PROBLEM STATEMENT: Make an exact copy, from the records below, of the lines from the line containing "Reproduce this chart with Apache ECharts." to the line containing "const labelAnchors = [[139.9,6.19],[140.5,8.04],[149.4,8.68]];", both lines included, excluding pictures.

(begin)

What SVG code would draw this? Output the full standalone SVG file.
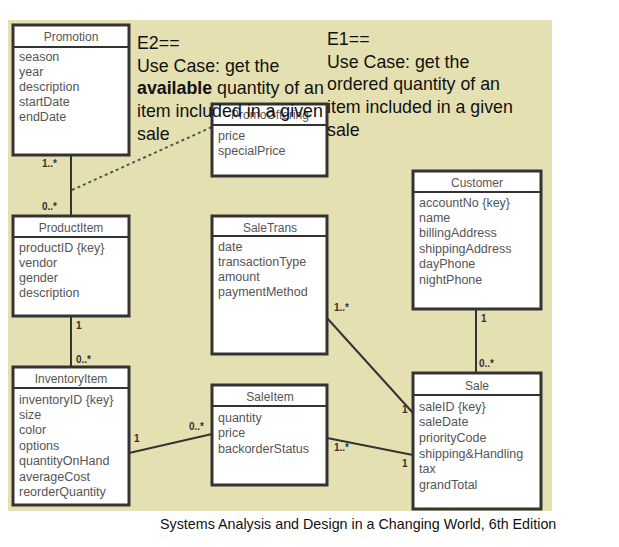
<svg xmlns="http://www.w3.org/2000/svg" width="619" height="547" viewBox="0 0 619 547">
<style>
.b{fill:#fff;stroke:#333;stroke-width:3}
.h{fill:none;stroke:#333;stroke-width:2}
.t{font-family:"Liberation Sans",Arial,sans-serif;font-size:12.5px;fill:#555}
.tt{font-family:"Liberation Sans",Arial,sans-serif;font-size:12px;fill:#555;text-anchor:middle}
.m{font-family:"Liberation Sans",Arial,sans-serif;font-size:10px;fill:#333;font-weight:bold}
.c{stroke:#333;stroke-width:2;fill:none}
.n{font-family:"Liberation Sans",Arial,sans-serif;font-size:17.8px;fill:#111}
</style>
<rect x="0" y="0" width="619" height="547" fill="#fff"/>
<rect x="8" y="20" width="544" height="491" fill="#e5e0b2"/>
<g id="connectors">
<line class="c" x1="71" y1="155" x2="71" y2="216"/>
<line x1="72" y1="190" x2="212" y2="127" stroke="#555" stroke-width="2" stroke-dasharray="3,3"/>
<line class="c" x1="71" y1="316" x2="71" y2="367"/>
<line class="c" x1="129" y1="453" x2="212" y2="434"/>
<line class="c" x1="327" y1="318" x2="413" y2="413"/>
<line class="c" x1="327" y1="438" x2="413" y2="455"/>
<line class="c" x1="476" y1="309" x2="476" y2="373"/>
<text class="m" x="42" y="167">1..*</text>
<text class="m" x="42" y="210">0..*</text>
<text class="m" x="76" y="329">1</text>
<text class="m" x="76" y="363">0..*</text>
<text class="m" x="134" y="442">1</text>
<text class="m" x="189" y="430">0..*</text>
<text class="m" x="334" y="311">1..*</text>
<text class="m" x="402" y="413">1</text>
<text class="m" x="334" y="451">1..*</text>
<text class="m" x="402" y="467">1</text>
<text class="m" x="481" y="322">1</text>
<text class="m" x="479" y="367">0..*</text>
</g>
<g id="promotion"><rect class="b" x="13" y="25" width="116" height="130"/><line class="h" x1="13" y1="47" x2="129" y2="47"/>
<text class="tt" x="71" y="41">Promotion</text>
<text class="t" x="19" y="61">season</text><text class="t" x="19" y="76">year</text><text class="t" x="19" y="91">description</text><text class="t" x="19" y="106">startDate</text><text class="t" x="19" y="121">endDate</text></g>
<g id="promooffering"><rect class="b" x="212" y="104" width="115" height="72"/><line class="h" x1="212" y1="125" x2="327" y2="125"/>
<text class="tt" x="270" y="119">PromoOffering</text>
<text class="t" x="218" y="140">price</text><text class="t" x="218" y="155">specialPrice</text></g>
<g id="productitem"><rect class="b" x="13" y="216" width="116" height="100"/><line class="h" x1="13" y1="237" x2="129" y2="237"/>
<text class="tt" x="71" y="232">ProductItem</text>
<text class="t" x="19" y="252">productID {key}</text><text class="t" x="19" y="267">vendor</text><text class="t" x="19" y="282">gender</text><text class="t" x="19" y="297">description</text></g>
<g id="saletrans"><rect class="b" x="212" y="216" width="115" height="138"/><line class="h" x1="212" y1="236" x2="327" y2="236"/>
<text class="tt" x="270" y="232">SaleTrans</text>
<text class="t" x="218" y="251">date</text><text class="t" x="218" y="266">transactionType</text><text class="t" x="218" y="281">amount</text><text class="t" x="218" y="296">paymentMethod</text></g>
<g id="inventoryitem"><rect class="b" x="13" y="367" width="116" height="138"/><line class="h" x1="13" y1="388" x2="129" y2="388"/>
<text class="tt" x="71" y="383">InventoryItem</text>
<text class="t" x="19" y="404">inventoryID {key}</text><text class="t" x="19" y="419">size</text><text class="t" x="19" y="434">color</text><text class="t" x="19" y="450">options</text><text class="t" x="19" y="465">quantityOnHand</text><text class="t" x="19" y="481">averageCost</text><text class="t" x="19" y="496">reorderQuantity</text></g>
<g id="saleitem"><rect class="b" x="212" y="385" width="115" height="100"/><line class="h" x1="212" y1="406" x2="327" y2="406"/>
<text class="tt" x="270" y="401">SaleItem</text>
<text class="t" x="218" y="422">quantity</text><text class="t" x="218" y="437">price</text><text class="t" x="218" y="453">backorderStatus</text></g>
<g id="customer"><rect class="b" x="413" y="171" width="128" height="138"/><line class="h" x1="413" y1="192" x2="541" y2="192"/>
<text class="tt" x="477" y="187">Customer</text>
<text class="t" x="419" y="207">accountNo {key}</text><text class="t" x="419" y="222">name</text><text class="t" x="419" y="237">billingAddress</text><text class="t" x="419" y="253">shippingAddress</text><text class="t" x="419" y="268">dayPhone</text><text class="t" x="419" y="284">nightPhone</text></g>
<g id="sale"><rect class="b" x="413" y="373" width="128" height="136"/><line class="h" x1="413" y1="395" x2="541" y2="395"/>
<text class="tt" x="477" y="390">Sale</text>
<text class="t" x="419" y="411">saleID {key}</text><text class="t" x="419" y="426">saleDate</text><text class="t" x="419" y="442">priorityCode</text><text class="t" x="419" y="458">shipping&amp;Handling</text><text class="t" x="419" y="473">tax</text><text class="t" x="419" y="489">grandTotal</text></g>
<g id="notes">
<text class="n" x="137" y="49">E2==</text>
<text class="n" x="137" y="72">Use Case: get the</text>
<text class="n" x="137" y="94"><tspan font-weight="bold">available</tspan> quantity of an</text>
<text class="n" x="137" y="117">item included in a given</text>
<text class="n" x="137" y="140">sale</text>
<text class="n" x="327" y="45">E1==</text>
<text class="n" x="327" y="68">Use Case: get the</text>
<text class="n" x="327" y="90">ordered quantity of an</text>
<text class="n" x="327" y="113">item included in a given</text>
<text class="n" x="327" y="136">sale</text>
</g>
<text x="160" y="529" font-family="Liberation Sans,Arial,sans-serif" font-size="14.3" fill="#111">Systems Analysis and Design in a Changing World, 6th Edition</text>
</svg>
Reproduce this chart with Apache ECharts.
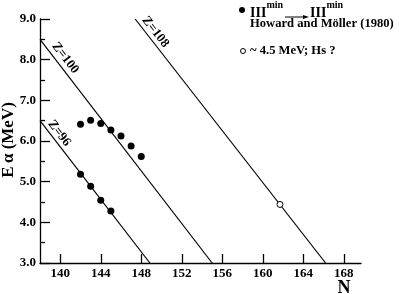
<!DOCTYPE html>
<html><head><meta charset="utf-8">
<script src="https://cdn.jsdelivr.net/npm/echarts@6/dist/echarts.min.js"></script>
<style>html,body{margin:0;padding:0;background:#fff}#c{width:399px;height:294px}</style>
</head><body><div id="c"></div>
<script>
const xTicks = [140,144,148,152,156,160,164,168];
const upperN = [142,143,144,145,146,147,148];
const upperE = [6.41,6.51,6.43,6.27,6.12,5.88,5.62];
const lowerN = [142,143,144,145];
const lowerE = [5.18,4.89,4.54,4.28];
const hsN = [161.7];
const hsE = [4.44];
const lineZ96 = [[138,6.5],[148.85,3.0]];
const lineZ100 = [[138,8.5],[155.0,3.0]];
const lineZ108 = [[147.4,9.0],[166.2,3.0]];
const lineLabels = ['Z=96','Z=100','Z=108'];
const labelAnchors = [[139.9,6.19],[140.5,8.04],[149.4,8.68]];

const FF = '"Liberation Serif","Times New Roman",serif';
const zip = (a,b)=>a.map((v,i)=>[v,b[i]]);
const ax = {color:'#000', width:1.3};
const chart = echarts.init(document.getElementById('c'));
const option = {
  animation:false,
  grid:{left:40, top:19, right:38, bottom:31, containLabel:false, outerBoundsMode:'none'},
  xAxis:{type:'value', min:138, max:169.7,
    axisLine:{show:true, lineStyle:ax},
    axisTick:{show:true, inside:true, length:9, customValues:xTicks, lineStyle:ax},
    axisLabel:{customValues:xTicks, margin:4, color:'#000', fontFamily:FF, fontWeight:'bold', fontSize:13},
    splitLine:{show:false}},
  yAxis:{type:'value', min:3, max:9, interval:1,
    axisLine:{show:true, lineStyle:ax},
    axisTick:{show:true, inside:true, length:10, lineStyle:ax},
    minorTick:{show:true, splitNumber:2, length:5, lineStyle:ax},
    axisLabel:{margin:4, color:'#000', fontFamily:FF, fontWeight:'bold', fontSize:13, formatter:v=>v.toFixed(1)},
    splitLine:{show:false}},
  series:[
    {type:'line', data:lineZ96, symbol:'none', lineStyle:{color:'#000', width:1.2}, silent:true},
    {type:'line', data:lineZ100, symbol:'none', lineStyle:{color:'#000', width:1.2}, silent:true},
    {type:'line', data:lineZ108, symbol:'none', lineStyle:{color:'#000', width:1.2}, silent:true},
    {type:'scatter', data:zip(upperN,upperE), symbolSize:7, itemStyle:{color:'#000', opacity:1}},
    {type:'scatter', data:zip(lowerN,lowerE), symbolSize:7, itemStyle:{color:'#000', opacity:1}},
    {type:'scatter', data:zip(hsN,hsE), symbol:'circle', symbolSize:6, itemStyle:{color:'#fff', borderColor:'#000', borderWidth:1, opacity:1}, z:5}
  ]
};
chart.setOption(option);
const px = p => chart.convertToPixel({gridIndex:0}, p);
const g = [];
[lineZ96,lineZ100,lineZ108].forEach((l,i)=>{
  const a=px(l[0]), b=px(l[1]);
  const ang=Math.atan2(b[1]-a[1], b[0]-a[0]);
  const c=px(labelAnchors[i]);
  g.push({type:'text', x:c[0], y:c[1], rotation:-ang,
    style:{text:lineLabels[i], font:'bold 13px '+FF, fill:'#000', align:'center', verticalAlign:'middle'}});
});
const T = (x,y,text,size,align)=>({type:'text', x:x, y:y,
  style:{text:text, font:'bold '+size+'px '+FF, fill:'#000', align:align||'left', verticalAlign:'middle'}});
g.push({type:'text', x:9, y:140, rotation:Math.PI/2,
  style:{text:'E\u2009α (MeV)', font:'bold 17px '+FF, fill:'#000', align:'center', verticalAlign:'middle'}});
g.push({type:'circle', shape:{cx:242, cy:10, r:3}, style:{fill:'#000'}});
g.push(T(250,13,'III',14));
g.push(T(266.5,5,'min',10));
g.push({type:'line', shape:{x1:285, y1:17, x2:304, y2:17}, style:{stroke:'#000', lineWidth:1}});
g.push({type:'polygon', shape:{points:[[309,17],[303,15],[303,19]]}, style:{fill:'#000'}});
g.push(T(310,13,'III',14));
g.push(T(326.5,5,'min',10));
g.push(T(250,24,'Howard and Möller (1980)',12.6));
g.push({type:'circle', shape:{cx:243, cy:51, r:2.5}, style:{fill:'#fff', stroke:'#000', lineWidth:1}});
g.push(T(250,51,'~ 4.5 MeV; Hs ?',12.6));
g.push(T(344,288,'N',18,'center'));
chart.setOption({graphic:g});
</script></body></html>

(end)

COMPLETED EXERCISE:
Reproduce this chart with Apache ECharts.
<!DOCTYPE html>
<html><head><meta charset="utf-8">
<script src="https://cdn.jsdelivr.net/npm/echarts@6/dist/echarts.min.js"></script>
<style>html,body{margin:0;padding:0;background:#fff}#c{width:399px;height:294px}</style>
</head><body><div id="c"></div>
<script>
const xTicks = [140,144,148,152,156,160,164,168];
const upperN = [142,143,144,145,146,147,148];
const upperE = [6.41,6.51,6.43,6.27,6.12,5.88,5.62];
const lowerN = [142,143,144,145];
const lowerE = [5.18,4.89,4.54,4.28];
const hsN = [161.7];
const hsE = [4.44];
const lineZ96 = [[138,6.5],[148.85,3.0]];
const lineZ100 = [[138,8.5],[155.0,3.0]];
const lineZ108 = [[147.4,9.0],[166.2,3.0]];
const lineLabels = ['Z=96','Z=100','Z=108'];
const labelAnchors = [[139.9,6.19],[140.5,8.04],[149.4,8.68]];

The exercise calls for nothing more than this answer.